3 Replies Latest reply on Sep 17, 2017 10:53 PM by CameronS

    HCM upgrade where upgraded copy of production and production is on separate networks


      In reviewing the process for our upcoming HCM 9.1 to 9.2 and PT 8.53 to 8.54 upgrade, the documentation states that in change assistant, the final MTP pass source is the final upgraded copy of production instance and the target is your production system. 


      In our current architecture, the upgraded copy of production is located on an entirely separate network.  All previous patches and updates were installed via change packages that were delivered to the production system using an approved release file transfer and version software.


      Is there a way to upgrade (HCM specifically) our production system on a separate network without having to deliver and stand up the entire final copy of production PS environment and DB instance on the production network to be the source?


      Thank you for any suggestions.





        • 1. Re: HCM upgrade where upgraded copy of production and production is on separate networks

          I think the simplest answer to your question is to state that you require physical connection to both your source and target databases simultaneously in the MTP process.


          There are three possible ways of handling this that I can see:

          1. Work from a system that is able to connect to both networks at the same time (sits on the fence).  You don't need to establish network bridging to do this, so it is possible to assert that the networks are still separate even though one machine connects to both.
          2. As you have mentioned, copy the source database and setup all architecture around it into the target network for the duration of the MTP
          3. Similarly to 2, you can copy current production database to the development network (where you have architecture ready and waiting).  Once the MTP is complete, you can copy the production database back to the production network.


          I have listed these in my order of preference.  1 is most preferred, as it uses all systems in situ and therefore the least risk to the MTP process.  2 is relatively easy, yet an entire database copy is not a quick process.  It additionally introduces a risk to the MTP process where potentially untested infrastructure is used.  3 is least preferred, as the final production hardware does not get tested until the shakedown following MTP, increasing the chance that problems are found post-MTP (and therefore less time is available to fix them).  Remember that the MTP process itself uses much of the architecture and can therefore be part of the testing of target infrastructure.

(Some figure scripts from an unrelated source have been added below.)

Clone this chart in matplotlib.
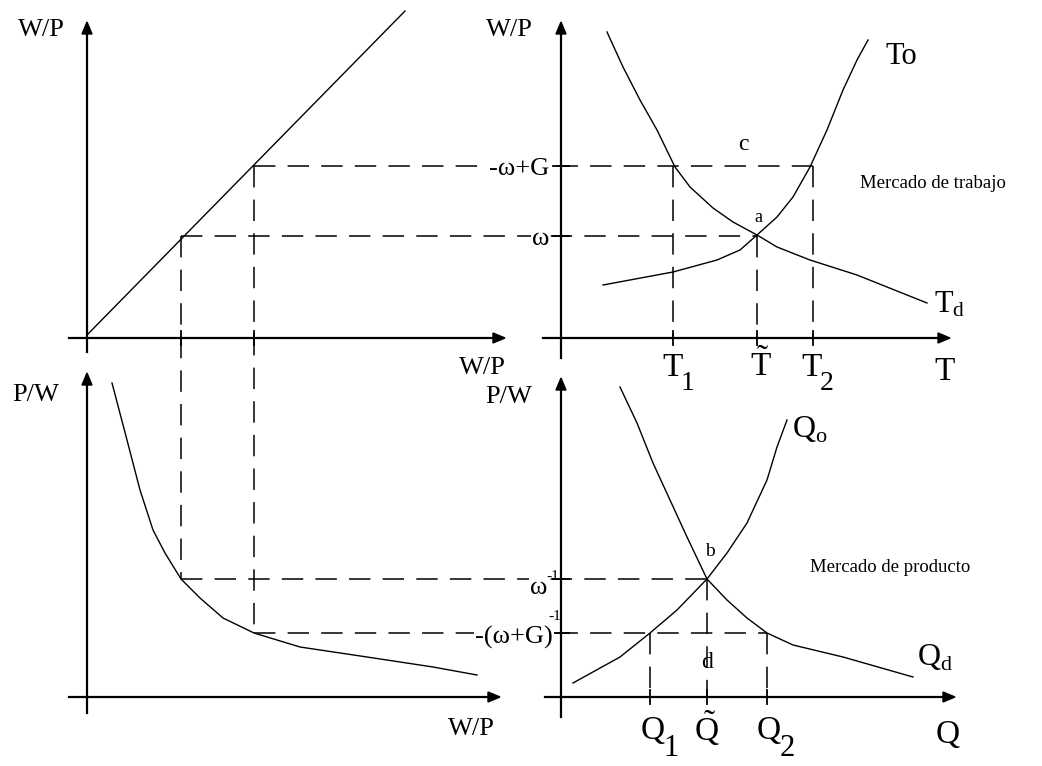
import matplotlib.pyplot as plt

plt.rcParams['font.family'] = ['Liberation Serif', 'DejaVu Serif']
plt.rcParams['mathtext.fontset'] = 'custom'
plt.rcParams['mathtext.rm'] = 'Liberation Serif'

W, H = 1042, 766

# curve points (canvas pixel coordinates)
diag_x = [87, 405]
diag_y = [335, 11]

wp_inv_x = [112, 127, 140, 153, 165, 181, 200, 223, 254, 300, 367, 433, 477]
wp_inv_y = [383, 440, 490, 530, 553, 579, 598, 618, 633, 647, 657, 667, 675]

td_x = [607, 623, 640, 657, 675, 690, 713, 733, 757, 777, 810, 857, 927]
td_y = [32, 67, 100, 130, 167, 187, 208, 222, 235, 247, 260, 275, 303]

to_x = [603, 673, 717, 740, 757, 777, 793, 810, 827, 843, 857, 868]
to_y = [285, 272, 260, 250, 235, 217, 197, 167, 130, 90, 60, 40]

qd_x = [620, 637, 653, 670, 687, 707, 727, 747, 767, 793, 843, 913]
qd_y = [387, 423, 463, 500, 537, 579, 600, 618, 633, 645, 657, 677]

qo_x = [573, 620, 650, 677, 707, 727, 747, 767, 777, 787]
qo_y = [683, 657, 633, 610, 579, 553, 523, 480, 447, 420]

# equilibrium / reference levels
omega_y, omegaG_y = 236, 166
inv_omega_y, inv_omegaG_y = 579, 633
wp1_x, wp2_x = 181, 254
t1_x, tt_x, t2_x = 673, 757, 813
q1_x, qt_x, q2_x = 650, 707, 767

fig = plt.figure(figsize=(W / 100, H / 100), dpi=100)
ax = fig.add_axes([0, 0, 1, 1])
ax.set_xlim(0, W)
ax.set_ylim(H, 0)
ax.axis('off')

AX_LW = 1.6
CURVE_LW = 1.0
DASH = (0, (14, 8))


def axes_cross(ox, oy, x_left, x_right, y_top, y_bottom):
    ax.plot([x_left, x_right - 10], [oy, oy], color='black', lw=AX_LW)
    ax.plot([ox, ox], [y_top + 10, y_bottom], color='black', lw=AX_LW)
    ax.fill([x_right - 12, x_right, x_right - 12], [oy - 5, oy, oy + 5], color='black')
    ax.fill([ox - 5, ox, ox + 5], [y_top + 12, y_top, y_top + 12], color='black')


def dashed(xs, ys):
    ax.plot(xs, ys, color='black', lw=1.1, linestyle=DASH, zorder=1)


def tick_x(x, oy):
    ax.plot([x, x], [oy - 7, oy + 7], color='black', lw=1.3)


def tick_y(y, ox):
    ax.plot([ox - 8, ox + 8], [y, y], color='black', lw=1.3)


# dashed guide lines
dashed([wp1_x, tt_x], [omega_y, omega_y])
dashed([wp2_x, t2_x], [omegaG_y, omegaG_y])
dashed([wp1_x, wp1_x], [omega_y, inv_omega_y])
dashed([wp2_x, wp2_x], [omegaG_y, inv_omegaG_y])
dashed([t1_x, t1_x], [omegaG_y, 338])
dashed([tt_x, tt_x], [omega_y, 338])
dashed([t2_x, t2_x], [omegaG_y, 338])
dashed([wp1_x, qt_x], [inv_omega_y, inv_omega_y])
dashed([wp2_x, q2_x], [inv_omegaG_y, inv_omegaG_y])
dashed([q1_x, q1_x], [inv_omegaG_y, 697])
dashed([qt_x, qt_x], [inv_omega_y, 697])
dashed([q2_x, q2_x], [inv_omegaG_y, 697])

# axes of the four panels
axes_cross(87, 338, 69, 505, 22, 352)
axes_cross(561, 338, 543, 950, 22, 358)
axes_cross(87, 697, 69, 500, 373, 713)
axes_cross(561, 697, 545, 955, 378, 717)

for x in (wp1_x, wp2_x):
    tick_x(x, 338)
for x in (t1_x, tt_x, t2_x):
    tick_x(x, 338)
for x in (q1_x, qt_x, q2_x):
    tick_x(x, 697)
for y in (omega_y, omegaG_y):
    tick_y(y, 561)
for y in (inv_omega_y, inv_omegaG_y):
    tick_y(y, 561)

# curves
ax.plot(diag_x, diag_y, color='black', lw=CURVE_LW)
ax.plot(wp_inv_x, wp_inv_y, color='black', lw=CURVE_LW)
ax.plot(td_x, td_y, color='black', lw=CURVE_LW)
ax.plot(to_x, to_y, color='black', lw=CURVE_LW)
ax.plot(qd_x, qd_y, color='black', lw=CURVE_LW)
ax.plot(qo_x, qo_y, color='black', lw=CURVE_LW)


def txt(x, y, s, size, ha='left', va='center', mask=False):
    t = ax.text(x, y, s, fontsize=size, ha=ha, va=va, color='black', zorder=3)
    if mask:
        t.set_bbox(dict(facecolor='white', edgecolor='none', pad=0.5))


# axis titles
txt(18, 30, 'W/P', 19)
txt(486, 30, 'W/P', 19)
txt(12, 395, 'P/W', 19)
txt(485, 397, 'P/W', 19)
txt(506, 368, 'W/P', 19, ha='right')
txt(495, 729, 'W/P', 19, ha='right')
txt(945, 372, 'T', 24, ha='center')
txt(948, 735, 'Q', 24, ha='center')

# tick labels, labour market
txt(673, 368, 'T', 24, ha='center')
txt(688, 383, '1', 20, ha='center')
txt(761, 366, r'$\tilde{\mathrm{T}}$', 24, ha='center')
txt(812, 368, 'T', 24, ha='center')
txt(827, 383, '2', 20, ha='center')
txt(549, 169, '-ω+G', 19, ha='right', mask=True)
txt(549, 239, 'ω', 19, ha='right', mask=True)

# tick labels, product market
txt(653, 731, 'Q', 24, ha='center')
txt(671, 748, '1', 22, ha='center')
txt(707, 728, r'$\tilde{\mathrm{Q}}$', 24, ha='center')
txt(769, 731, 'Q', 24, ha='center')
txt(787, 748, '2', 22, ha='center')
txt(547, 588, 'ω', 19, ha='right', mask=True)
txt(559, 576, '-1', 11, ha='right')
txt(553, 637, '-(ω+G)', 19, ha='right', mask=True)
txt(561, 617, '-1', 11, ha='right')

# curve names
txt(885, 57, 'To', 22)
txt(934, 305, r'$\mathrm{T_d}$', 22)
txt(793, 430, 'Q', 23)
txt(815, 437, 'o', 16)
txt(918, 658, 'Q', 23)
txt(940, 666, 'd', 16)

# points
txt(743, 145, 'c', 17, ha='center')
txt(758, 218, 'a', 13, ha='center')
txt(710, 551, 'b', 14, ha='center')
txt(707, 662, 'd', 17, ha='center')

txt(860, 184, 'Mercado de trabajo', 13.5)
txt(810, 568, 'Mercado de producto', 13.5)

fig.savefig('out.png', dpi=100, facecolor='white')
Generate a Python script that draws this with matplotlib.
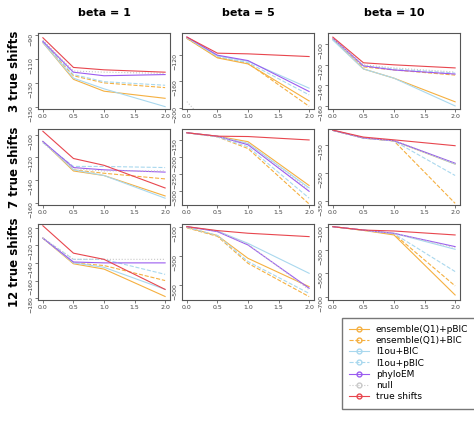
import matplotlib
matplotlib.use("Agg")
import matplotlib.pyplot as plt
from matplotlib.lines import Line2D

x = [0.0, 0.5, 1.0, 2.0]
betas = ["beta = 1", "beta = 5", "beta = 10"]
shifts = ["3 true shifts", "7 true shifts", "12 true shifts"]
methods = ["ensemble(Q1)+pBIC", "ensemble(Q1)+BIC", "l1ou+BIC", "l1ou+pBIC", "phyloEM", "null", "true shifts"]

data = [
 [
  {"ensemble(Q1)+pBIC": [-96, -127, -137, -143], "ensemble(Q1)+BIC": [-96, -124, -130, -134],
   "l1ou+BIC": [-96, -126, -135, -150], "l1ou+pBIC": [-95, -123, -129, -132],
   "phyloEM": [-95, -121, -124, -123], "null": [-94, -120, -121, -122], "true shifts": [-92, -117, -119, -121]},
  {"ensemble(Q1)+pBIC": [-96, -125, -134, -189], "ensemble(Q1)+BIC": [-96, -124, -133, -197],
   "l1ou+BIC": [-95, -122, -130, -170], "l1ou+pBIC": [-95, -123, -132, -180],
   "phyloEM": [-94, -121, -129, -175], "null": [-190, -240, -260, -280], "true shifts": [-94, -118, -119, -123]},
  {"ensemble(Q1)+pBIC": [-95, -124, -133, -156], "ensemble(Q1)+BIC": [-95, -122, -125, -130],
   "l1ou+BIC": [-96, -124, -133, -160], "l1ou+pBIC": [-95, -121, -124, -128],
   "phyloEM": [-94, -121, -125, -129], "null": [-94, -120, -123, -127], "true shifts": [-93, -118, -120, -123]},
 ],
 [
  {"ensemble(Q1)+pBIC": [-106, -132, -136, -154], "ensemble(Q1)+BIC": [-106, -131, -134, -139],
   "l1ou+BIC": [-106, -131, -136, -156], "l1ou+pBIC": [-107, -128, -128, -129],
   "phyloEM": [-106, -129, -131, -133], "null": [-107, -130, -132, -132], "true shifts": [-97, -121, -127, -147]},
  {"ensemble(Q1)+pBIC": [-129, -139, -155, -283], "ensemble(Q1)+BIC": [-129, -141, -175, -337],
   "l1ou+BIC": [-129, -140, -160, -290], "l1ou+pBIC": [-129, -141, -170, -320],
   "phyloEM": [-129, -139, -164, -300], "null": [-129, -140, -160, -295], "true shifts": [-129, -139, -140, -150]},
  {"ensemble(Q1)+pBIC": [-97, -124, -135, -218], "ensemble(Q1)+BIC": [-97, -125, -135, -359],
   "l1ou+BIC": [-97, -124, -134, -218], "l1ou+pBIC": [-97, -125, -135, -259],
   "phyloEM": [-97, -124, -134, -215], "null": [-97, -124, -134, -216], "true shifts": [-96, -121, -131, -152]},
 ],
 [
  {"ensemble(Q1)+pBIC": [-112, -141, -147, -178], "ensemble(Q1)+BIC": [-112, -140, -143, -160],
   "l1ou+BIC": [-112, -140, -145, -170], "l1ou+pBIC": [-112, -136, -136, -153],
   "phyloEM": [-112, -139, -140, -140], "null": [-112, -136, -136, -136], "true shifts": [-98, -129, -136, -170]},
  {"ensemble(Q1)+pBIC": [-105, -161, -316, -509], "ensemble(Q1)+BIC": [-108, -166, -350, -577],
   "l1ou+BIC": [-100, -130, -214, -418], "l1ou+pBIC": [-105, -160, -338, -555],
   "phyloEM": [-100, -134, -225, -520], "null": [-100, -130, -220, -530], "true shifts": [-100, -127, -145, -168]},
  {"ensemble(Q1)+pBIC": [-100, -132, -171, -686], "ensemble(Q1)+BIC": [-100, -131, -163, -608],
   "l1ou+BIC": [-100, -129, -157, -294], "l1ou+pBIC": [-100, -130, -160, -485],
   "phyloEM": [-100, -129, -157, -271], "null": [-100, -129, -157, -280], "true shifts": [-100, -129, -137, -171]},
 ],
]
ylims = [[(-152, -88), (-201, -88), (-163, -89)],
         [(-162, -95), (-340, -118), (-365, -92)],
         [(-182, -96), (-600, -82), (-729, -77)]]
yticks = [[[-150, -130, -110, -90], [-200, -160, -120], [-160, -140, -120, -100]],
          [[-160, -140, -120, -100], [-300, -250, -200, -150], [-350, -250, -150]],
          [[-180, -160, -140, -120, -100], [-500, -300, -100], [-700, -500, -300, -100]]]

styles = {
 "ensemble(Q1)+pBIC": dict(color="#F5B041", ls="-"),
 "ensemble(Q1)+BIC": dict(color="#F5B041", ls="--"),
 "l1ou+BIC": dict(color="#A9D8EE", ls="-"),
 "l1ou+pBIC": dict(color="#A9D8EE", ls="--"),
 "phyloEM": dict(color="#9B5CF0", ls="-"),
 "null": dict(color="#C8C8C8", ls=":"),
 "true shifts": dict(color="#E8464E", ls="-"),
}

fig = plt.figure(figsize=(4.74, 4.28), dpi=100)
lefts = [38, 182, 328]
tops = [33, 129, 224]
W, H = 132, 76
for r in range(3):
    for c in range(3):
        ax = fig.add_axes([lefts[c] / 474, 1 - (tops[r] + H) / 428, W / 474, H / 428])
        for m in methods:
            ax.plot(x, data[r][c][m], lw=0.8, **styles[m])
        ax.set_ylim(*ylims[r][c])
        ax.set_xlim(-0.08, 2.08)
        ax.set_xticks([0, 0.5, 1.0, 1.5, 2.0])
        ax.set_xticklabels(["0.0", "0.5", "1.0", "1.5", "2.0"])
        ax.set_yticks(yticks[r][c])
        ax.tick_params(labelsize=4.5, length=2, width=0.5, pad=1.5, colors="#444444")
        ax.tick_params(axis="y", labelrotation=90)
        for s in ax.spines.values():
            s.set_color("#555555")
            s.set_linewidth(0.8)
        if r == 0:
            ax.set_title(betas[c], fontsize=8, fontweight="bold", pad=12)
        if c == 0:
            ax.set_ylabel(shifts[r], fontsize=8.5, fontweight="bold", labelpad=5)

handles = [Line2D([0], [0], marker="o", markersize=3.5, markerfacecolor="none", lw=0.8,
                  **styles[m]) for m in methods]
fig.legend(handles, methods, loc="upper left", bbox_to_anchor=(337 / 474, 1 - 313 / 428),
           fontsize=6.5, frameon=True, fancybox=False, edgecolor="#555555",
           handlelength=2.2, labelspacing=0.25, borderpad=0.8)
fig.savefig("out.png", dpi=100)
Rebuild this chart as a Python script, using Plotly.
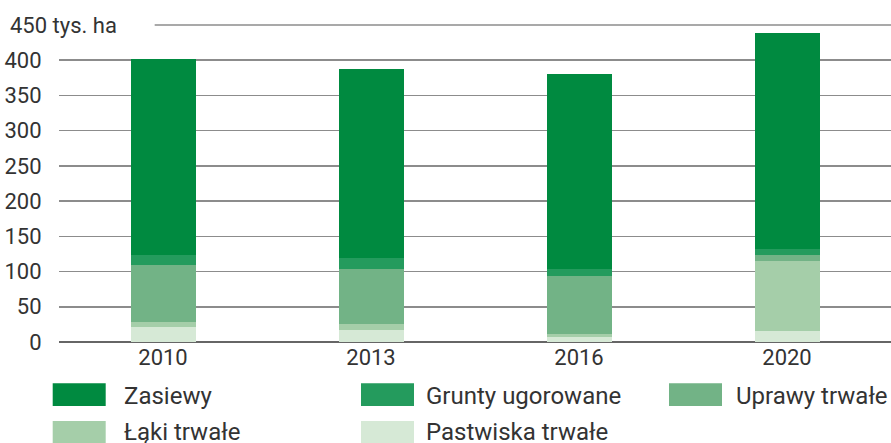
import plotly.graph_objects as go

years = ["2010", "2013", "2016", "2020"]
series_names = ["Pastwiska trwałe", "Łąki trwałe", "Uprawy trwałe", "Grunty ugorowane", "Zasiewy"]
pastwiska = [21.4, 17.6, 7.1, 15.7]
laki = [7.2, 8.1, 4.3, 100.0]
uprawy = [80.4, 78.1, 82.4, 8.1]
grunty = [13.9, 15.7, 10.5, 7.6]
zasiewy = [278.5, 268.5, 275.5, 307.0]
colors = ["#d6e9d6", "#a5cea9", "#72b386", "#249b5d", "#008a40"]
y_ticks = [0, 50, 100, 150, 200, 250, 300, 350, 400]
top_label = "450 tys. ha"
top_value = 450

# legend order (as displayed, row-major)
legend_order = ["Zasiewy", "Grunty ugorowane", "Uprawy trwałe", "Łąki trwałe", "Pastwiska trwałe"]

FONT = "Roboto"
TXT = "#333333"
TICK_SIZE = 22
LEG_SIZE = 24

fig = go.Figure()
for name, vals, col in zip(series_names, [pastwiska, laki, uprawy, grunty, zasiewy], colors):
    fig.add_trace(go.Bar(x=years, y=vals, name=name, marker=dict(color=col, line=dict(width=0)),
                         showlegend=False, hoverinfo="skip"))

fig.update_layout(
    barmode="stack",
    bargap=0.6875,
    width=891, height=443,
    margin=dict(l=59, r=0, t=25, b=101),
    plot_bgcolor="white", paper_bgcolor="white",
    font=dict(family=FONT, size=TICK_SIZE, color=TXT),
    xaxis=dict(type="category", range=[-0.5, 3.5], showgrid=False, ticks="",
               showline=False, zeroline=False, tickfont=dict(size=TICK_SIZE, color=TXT)),
    yaxis=dict(range=[0, top_value], tickvals=y_ticks, showgrid=True, gridcolor="#8c8c8c",
               gridwidth=1.5, zeroline=True, zerolinecolor="#666666", zerolinewidth=1.5,
               ticks="outside", ticklen=12, tickcolor="rgba(0,0,0,0)",
               tickfont=dict(size=TICK_SIZE, color=TXT), showline=False),
)

# top grid line (at the top of the value range) with unit label
fig.add_shape(type="line", xref="paper", yref="paper", x0=0.115, x1=1, y0=1, y1=1,
              line=dict(color="#8c8c8c", width=1.5), layer="below")
fig.add_annotation(xref="paper", yref="y", x=0, y=top_value, text=top_label, showarrow=False,
                   xanchor="left", yanchor="middle", xshift=-51, font=dict(size=TICK_SIZE, color=TXT))

# custom legend
col_x = [(52.7, 121.7), (361, 424), (669, 734)]
row_y = [(383.3, 406), (421, 444)]
plot_l, plot_w = 59, 832
plot_t, plot_h = 25, 317
name_to_color = dict(zip(series_names, colors))
px = lambda v: (v - plot_l) / plot_w
py = lambda v: (plot_t + plot_h - v) / plot_h
for i, name in enumerate(legend_order):
    r, c = divmod(i, 3)
    sx0, tx = col_x[c]
    sx1 = sx0 + 53
    y0p, y1p = row_y[r]
    fig.add_shape(type="rect", xref="paper", yref="paper", x0=px(sx0), x1=px(sx1),
                  y0=py(y1p), y1=py(y0p), fillcolor=name_to_color[name], line=dict(width=0))
    fig.add_annotation(xref="paper", yref="paper", x=px(tx), y=py([395.5, 432][r]),
                       text=name, showarrow=False, xanchor="left", yanchor="middle",
                       font=dict(size=LEG_SIZE, color=TXT))

fig.write_html("out.html", config={"displayModeBar": False, "staticPlot": True},
               post_script="document.body.style.margin='0';document.body.style.overflow='hidden';")
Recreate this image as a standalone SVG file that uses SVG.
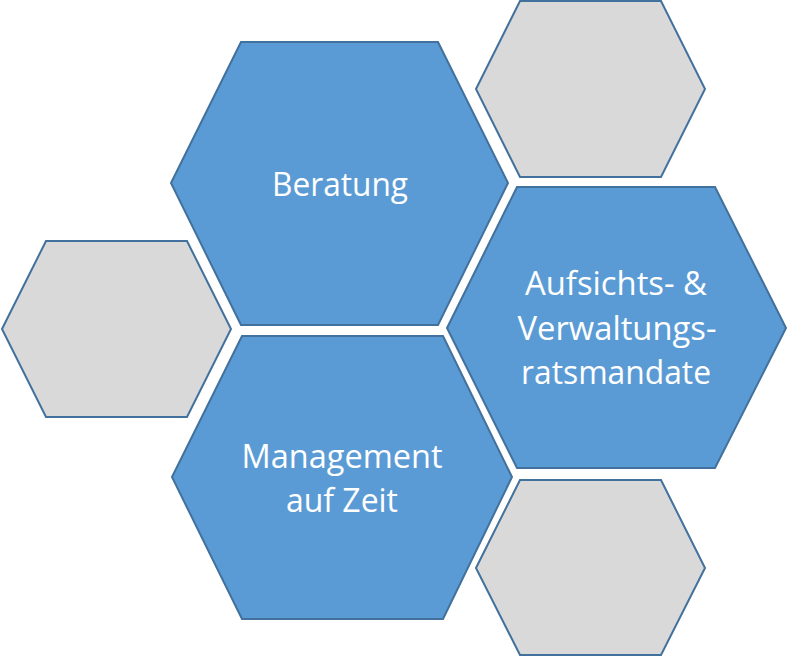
<svg xmlns="http://www.w3.org/2000/svg" width="787" height="657" viewBox="0 0 787 657">
<style>
.blue{fill:#5B9BD5;stroke:#41719C;stroke-width:2;stroke-linejoin:miter}
.gray{fill:#D9D9D9;stroke:#41719C;stroke-width:2;stroke-linejoin:miter}
.lbl{font-family:"Open Sans","Noto Sans","Liberation Sans",sans-serif;font-size:33.5px;fill:#FFFFFF;text-anchor:middle}
</style>
<rect width="787" height="657" fill="#FFFFFF"/>
<g id="hex-gray-top">
<polygon class="gray" points="476,89 520,1 661,1 705,89 661,177 520,177"/>
</g>
<g id="hex-gray-left">
<polygon class="gray" points="2,329 46,241 187,241 231,329 187,417 46,417"/>
</g>
<g id="hex-gray-bottom">
<polygon class="gray" points="476,568 520,480 661,480 705,568 661,655 520,655"/>
</g>
<g id="hex-beratung">
<polygon class="blue" points="171,183 241,42 438,42 508,183 438,325 241,325"/>
<text class="lbl" x="340" y="196" textLength="136" lengthAdjust="spacingAndGlyphs">Beratung</text>
</g>
<g id="hex-aufsicht">
<polygon class="blue" points="447,328 517,187 715,187 786,328 715,468 517,468"/>
<text class="lbl" x="616" y="295" textLength="182" lengthAdjust="spacingAndGlyphs">Aufsichts- &amp;</text>
<text class="lbl" x="617" y="340" textLength="199" lengthAdjust="spacingAndGlyphs">Verwaltungs-</text>
<text class="lbl" x="616" y="384" textLength="190" lengthAdjust="spacingAndGlyphs">ratsmandate</text>
</g>
<g id="hex-management">
<polygon class="blue" points="172,477 242,336 443,336 512,477 443,619 242,619"/>
<text class="lbl" x="342" y="468" textLength="201" lengthAdjust="spacingAndGlyphs">Management</text>
<text class="lbl" x="342" y="512" textLength="112" lengthAdjust="spacingAndGlyphs">auf Zeit</text>
</g>
<g id="connectors"></g>
</svg>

          • 2. Re: HCM upgrade where upgraded copy of production and production is on separate networks



            Thank you for your response, unfortunately option one isn't feasible because development environment is a completely separated from production. Option 3 is out of the question.


            Option 2 is being reviewed as a possibility but there are concerns on introducing possible transaction data from the development into the production enclave.  Are you aware of what the source is being used for in the final move to production pass if most scripts are created in the initial passes and subsequent move to production passes? 


            Is there a way to create a change package from the final move to production system that can be applied to the production system?


            Thank you again for your response.



            • 3. Re: HCM upgrade where upgraded copy of production and production is on separate networks

              The MTP itself is a change package if that helps your discussion at all.


              What specific transaction data are you trying to eliminate?  Having been through a number of MTP processes myself, I can say that transaction data has never been an issue.  What has created (temporary and minor) issues is that some development environments use dummy or obfuscated data.  In one particular case, email addresses had been set to an unmonitored account in development to avoid confusion in the user base when emails are triggered.  As the PS_EMAIL_ADDRESSES table is exported from the source database and imported into the target, this caused problems.


              To overcome this, the client site had taken backup copies of a number of similar tables, from which the data was recovered into the new structure - a ten minute task.  To avoid this issue completely, it is worth familiarising yourself with the data mover tools export and import steps, so you can understand the impact of these.